Berbicara sinetron televisi tentu berbicara pada cerita-cerita bombastis yang  seringkali meninabobokkan pemirsanya hingga akhirnya mengikuti gaya hidup seperti yang tergambar di tayangan yang mengandalkan rating untuk menaikkan bergaining position televisi. Apalagi televisi swasta yang bergantung penuh pada sponsor, tentunya susah berpikir ideal seperti yang disarankan pemerintah dan pengamat  media. 

Pemerintah sendiri sampai saat ini baru dalam tahap menghimbau pada insan televisi untuk tidak menjajah moral generasi masa depan dengan tayangan tidak mendidik dan cenderung merusak kualitas anak dan pemirsa yang harusnya bisa memanfaatkan waktu dengan membaca atau menulis. 
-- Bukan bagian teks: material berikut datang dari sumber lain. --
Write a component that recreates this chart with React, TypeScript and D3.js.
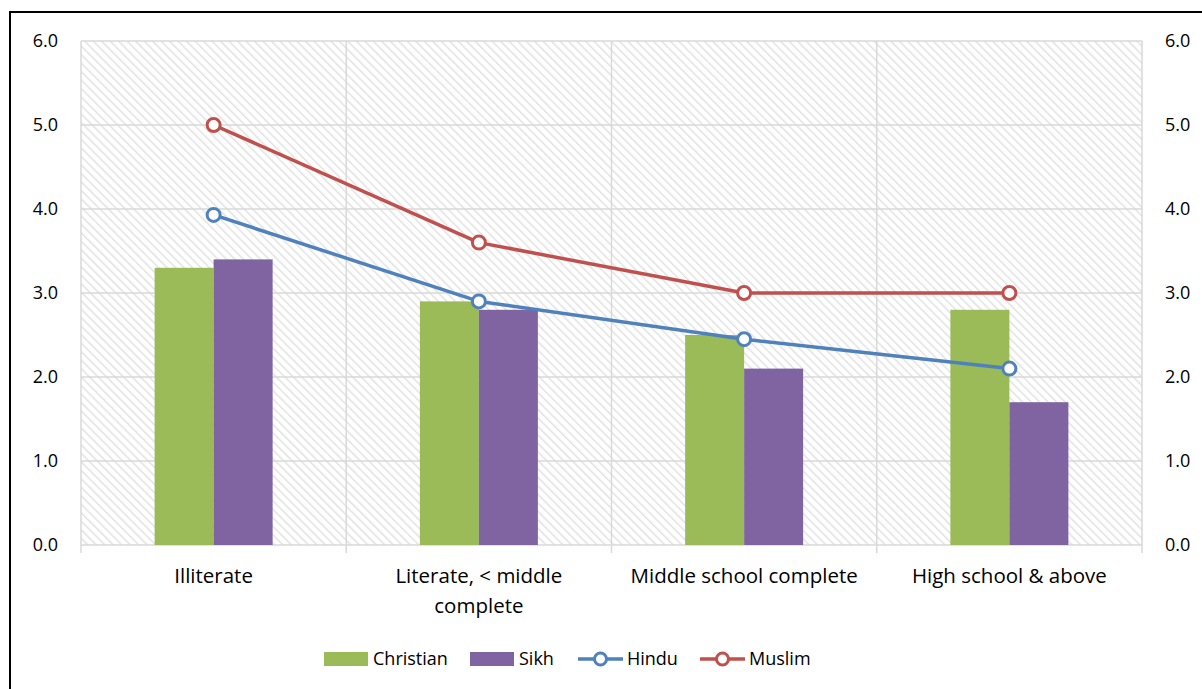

Harusnya bukan melotot pada televisi yang telah mencengkeram mindset seseorang menjadi sangat tergantung pada tayangan-tayangan hiburan sebagai sarana melepaskan diri dari stres televis harus di dudukkan sebagai sebagai pemberi informasi yang mendidik, tapi sayangnya informasi yang mendidik kalah dengan sinetron yang punya rating bagus. Stasiun televisi pasti lebih peduli dengan rating sebab akan mempengaruhi porsi iklan yang masuk. Jika semakin banyak iklan terjaring berarti pendapatan akan bertambah. Orientasi hampir semua stasiun televisi swasta tentu lebih mementingkan pendapatan daripada hanya idealisme tayangan yang berkualitas tapi sepi pemirsa.
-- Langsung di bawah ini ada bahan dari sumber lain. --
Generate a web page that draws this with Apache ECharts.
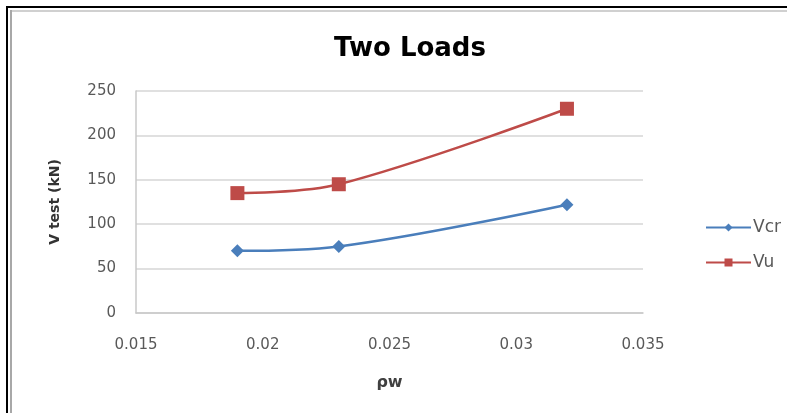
<!DOCTYPE html>
<html>
<head>
<meta charset="utf-8">
<script src="https://cdn.jsdelivr.net/npm/echarts@6/dist/echarts.min.js"></script>
<style>
html,body{margin:0;padding:0;background:#fff;}
#c{width:787px;height:413px;}
</style>
</head>
<body>
<div id="c"></div>
<script>
const rhoW = [0.019, 0.023, 0.032];
const vcr = [70, 75, 122];
const vu = [135, 145, 230];
const xTicks = ['0.015', '0.02', '0.025', '0.03', '0.035'];
const yTicks = [0, 50, 100, 150, 200, 250];

const chart = echarts.init(document.getElementById('c'));
const font = 'DejaVu Sans';
chart.setOption({
  animation: false,
  backgroundColor: '#fff',
  title: {
    text: 'Two Loads',
    left: 405, top: 31, textAlign: 'center',
    textStyle: {fontFamily: font, fontSize: 26, fontWeight: 'bold', color: '#000'}
  },
  legend: {
    orient: 'vertical', left: 700, top: 214, itemGap: 18,
    itemWidth: 45, itemHeight: 10,
    textStyle: {fontFamily: font, fontSize: 17, color: '#595959', padding: [0,0,0,-3]},
    data: ['Vcr', 'Vu']
  },
  grid: {left: 136, right: 144, top: 91, bottom: 100, containLabel: false},
  xAxis: {
    type: 'value', min: 0.015, max: 0.035, interval: 0.005,
    name: 'ρw', nameLocation: 'middle', nameGap: 62,
    nameTextStyle: {fontFamily: font, fontSize: 16, fontWeight: 'bold', color: '#404040'},
    axisLine: {show: true, lineStyle: {color: '#c8c8c8', width: 1.5}},
    axisTick: {show: false},
    splitLine: {show: false},
    axisLabel: {
      margin: 25, fontFamily: font, fontSize: 15, color: '#595959',
      formatter: v => { const i = Math.round((v - 0.015) / 0.005); return xTicks[i] !== undefined ? xTicks[i] : ''; }
    }
  },
  yAxis: {
    type: 'value', min: 0, max: 250, interval: 50,
    name: 'V test (kN)', nameLocation: 'middle', nameGap: 74, nameRotate: 90,
    nameTextStyle: {fontFamily: font, fontSize: 14, fontWeight: 'bold', color: '#333'},
    axisLine: {show: true, lineStyle: {color: '#c8c8c8', width: 1.5}},
    axisTick: {show: false},
    splitLine: {show: true, lineStyle: {color: '#d6d6d6', width: 1.5}},
    axisLabel: {
      margin: 20, fontFamily: font, fontSize: 15, color: '#595959',
      formatter: v => yTicks.includes(v) ? String(v) : ''
    }
  },
  series: [
    {
      name: 'Vcr', type: 'line', smooth: 0.35,
      data: rhoW.map((x, i) => [x, vcr[i]]),
      symbol: 'diamond', symbolSize: 13,
      itemStyle: {color: '#4a7ebb'},
      lineStyle: {color: '#4a7ebb', width: 2.5}
    },
    {
      name: 'Vu', type: 'line', smooth: 0.35,
      data: rhoW.map((x, i) => [x, vu[i]]),
      symbol: 'rect', symbolSize: 14,
      itemStyle: {color: '#be4b48'},
      lineStyle: {color: '#be4b48', width: 2.5}
    }
  ],
  graphic: [
    {type: 'rect', shape: {x: 6, y: 6, width: 790, height: 2}, style: {fill: '#000'}},
    {type: 'rect', shape: {x: 6, y: 6, width: 2, height: 420}, style: {fill: '#000'}},
    {type: 'rect', shape: {x: 10, y: 10, width: 790, height: 2}, style: {fill: '#d0d0d0'}},
    {type: 'rect', shape: {x: 10, y: 10, width: 2, height: 420}, style: {fill: '#a8a8a8'}}
  ]
});
</script>
</body>
</html>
Sayangnya tipe penonton televisi sebagian besar adalah tidak mau berpikir banyak dalam kualitas tayangan. Mereka kurang peduli apakah tayangan rasional, tayangan mendidik. Yang mereka tonton adalah tontonan menghibur yang mampu memberi kesegaran setelah capai bekerja, yang memberi rangsangan  tertawa yang spontan atau yang memberi informasi pada gosip-gosip aktual terutama pada artis idolanya. Mereka banyak yang lebih peduli gosip artis daripada berita yang memberi kecerdasan otak. Jadi selama tipe penonton masih tipe lama dan mindset pemirsanya masih seputar dunia artis, gosip, mengawang-awang, selebritas, glamour, hura-hura, komedi bombastis televisi tetap berjalan sebagai tabung pemberi mimpi yang tidak sejalan dengan realitas keseharian.
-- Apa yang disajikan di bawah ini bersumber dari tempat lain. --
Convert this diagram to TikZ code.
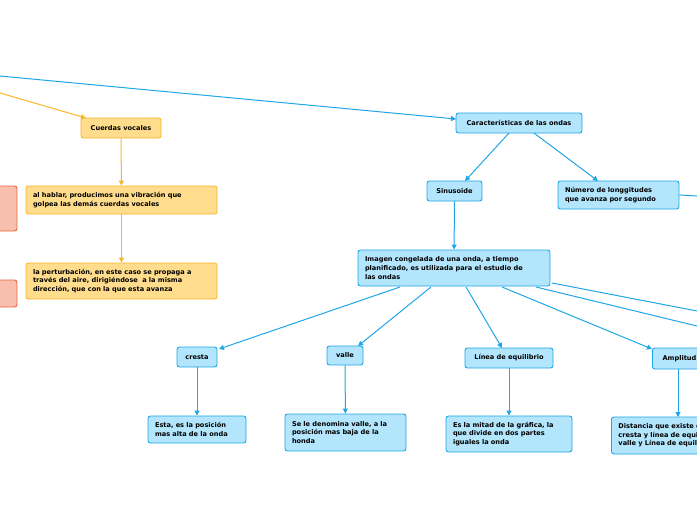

Saya sendiri yang sering menulis tentang dampak buruk televisi, tetap saja susah move on. Sampai saat ini saya masih menyukai televisi dengan segala hiburan yang kurang rasional, kalau mau sama sekali tidak menonton televisi saya harus menyingkirkan tabung tabung bergambar itu di setiap ruang rumah hingga akhirnya tak ada lagi televisi, tapi kontradiksinya jika saya tak menonton apa yang bisa saya tulis di kompasiana. Masa saya membuat kritik tanpa referensi dan narasumber, jadi fiktif dong.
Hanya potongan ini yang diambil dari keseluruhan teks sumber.